Researchers have developed a device that uses solar energy to create drinking water from seawater in an efficient manner.
Scientists from the University of Waterloo have created an innovative and energy-saving device that extracts drinking water from seawater, primarily using the process of solar-powered evaporation.
Desalination is crucial for various coastal and island countries facing shortages of fresh water, particularly as population growth and global water use are rising rapidly. According to the UN World Water Development Report 2024, approximately 2.2 billion individuals globally lack access to clean water, highlighting the urgent demand for new methods to produce fresh water.
Traditional desalination methods often involve forcing seawater through membranes to remove salt, but this approach requires a lot of energy. Additionally, salt tends to build up on the membrane surfaces, which limits water flow and decreases efficiency. Consequently, these systems need regular upkeep and cannot run continuously.
In response to this issue, the researchers at Waterloo looked to nature for solutions, designing a device that mimics the way trees move water from their roots to their leaves. This new technology allows for ongoing desalination without extensive maintenance requirements.

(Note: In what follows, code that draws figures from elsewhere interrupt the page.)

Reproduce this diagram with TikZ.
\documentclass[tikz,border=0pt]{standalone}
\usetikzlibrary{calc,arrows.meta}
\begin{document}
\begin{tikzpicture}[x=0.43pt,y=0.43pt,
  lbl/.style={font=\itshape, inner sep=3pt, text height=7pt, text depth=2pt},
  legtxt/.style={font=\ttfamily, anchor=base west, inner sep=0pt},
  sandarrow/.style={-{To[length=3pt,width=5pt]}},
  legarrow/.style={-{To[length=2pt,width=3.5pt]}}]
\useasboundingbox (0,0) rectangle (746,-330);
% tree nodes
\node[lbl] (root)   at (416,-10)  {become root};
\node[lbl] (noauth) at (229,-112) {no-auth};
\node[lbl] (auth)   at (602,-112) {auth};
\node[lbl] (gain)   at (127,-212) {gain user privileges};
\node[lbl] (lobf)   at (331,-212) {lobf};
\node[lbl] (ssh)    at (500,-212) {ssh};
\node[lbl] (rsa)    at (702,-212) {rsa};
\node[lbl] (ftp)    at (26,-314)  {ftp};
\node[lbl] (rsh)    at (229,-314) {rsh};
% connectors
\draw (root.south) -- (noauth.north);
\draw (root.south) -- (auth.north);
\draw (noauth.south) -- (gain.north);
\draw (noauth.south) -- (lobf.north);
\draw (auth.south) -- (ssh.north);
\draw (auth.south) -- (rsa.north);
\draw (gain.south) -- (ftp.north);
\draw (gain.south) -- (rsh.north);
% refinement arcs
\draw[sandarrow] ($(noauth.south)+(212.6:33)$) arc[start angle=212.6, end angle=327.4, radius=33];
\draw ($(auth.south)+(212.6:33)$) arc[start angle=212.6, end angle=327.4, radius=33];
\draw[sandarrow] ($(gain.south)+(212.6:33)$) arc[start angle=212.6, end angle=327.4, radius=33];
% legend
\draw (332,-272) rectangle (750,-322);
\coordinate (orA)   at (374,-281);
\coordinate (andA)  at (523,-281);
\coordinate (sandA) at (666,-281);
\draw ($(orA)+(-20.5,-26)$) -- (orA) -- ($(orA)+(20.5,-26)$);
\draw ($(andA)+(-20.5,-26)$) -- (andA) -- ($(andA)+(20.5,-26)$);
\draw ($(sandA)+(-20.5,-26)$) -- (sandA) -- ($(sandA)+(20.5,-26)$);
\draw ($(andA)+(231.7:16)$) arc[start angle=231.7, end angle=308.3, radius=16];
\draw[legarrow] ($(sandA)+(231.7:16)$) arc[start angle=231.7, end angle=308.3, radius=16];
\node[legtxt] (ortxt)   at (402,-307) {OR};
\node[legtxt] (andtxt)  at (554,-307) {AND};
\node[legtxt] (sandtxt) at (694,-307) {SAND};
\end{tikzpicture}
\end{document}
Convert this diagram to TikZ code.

“We drew our inspiration from observing nature’s self-sustaining systems and how water evaporates and condenses naturally,” said Dr. Michael Tam, a professor at Waterloo’s Department of Chemical Engineering.
“Our engineered system encourages water evaporation, carries it to the top, and condenses it in a closed-loop process, effectively stopping salt from building up and maintaining device efficiency.”
This innovative device harnesses solar energy, converting about 93 percent of sunlight into usable energy—a fivefold improvement over existing desalination systems. It can also yield around 20 liters of fresh water per square meter, matching the daily amount recommended by the World Health Organization for basic drinking and hygiene needs.
The research team, including PhD students Eva Wang and Weinan Zhao, constructed the device using coated nickel foam embedded with a conductive polymer and thermoresponsive pollen particles. This design captures sunlight across a wide range of the solar spectrum, turning it into heat. A layer of saltwater on the polymer heats up and rises, mimicking how water is drawn through tree capillaries.
As water evaporates, the leftover salt settles at the bottom of the device, functioning like a backwash system in a swimming pool, preventing water blockage and ensuring uninterrupted operation.
Dr. Yuning Li, also from the Waterloo Department of Chemical Engineering, assisted the team in harnessing solar energy for the project by using a solar tester to evaluate the device’s light absorption capabilities.
“This new device is not only efficient but also portable, making it particularly suitable for remote areas with limited access to fresh water,” Li stated. “This technology provides a sustainable approach to the growing water crisis.”
Moving forward, the researchers at Waterloo aim to construct a prototype that can be tested on the sea to evaluate its performance at a larger scale.
“If the results are successful, this technology could sustainably deliver fresh water to coastal communities and support multiple UN Sustainable Development Goals, including those related to health, water access, poverty reduction, and responsible consumption,” Tam noted.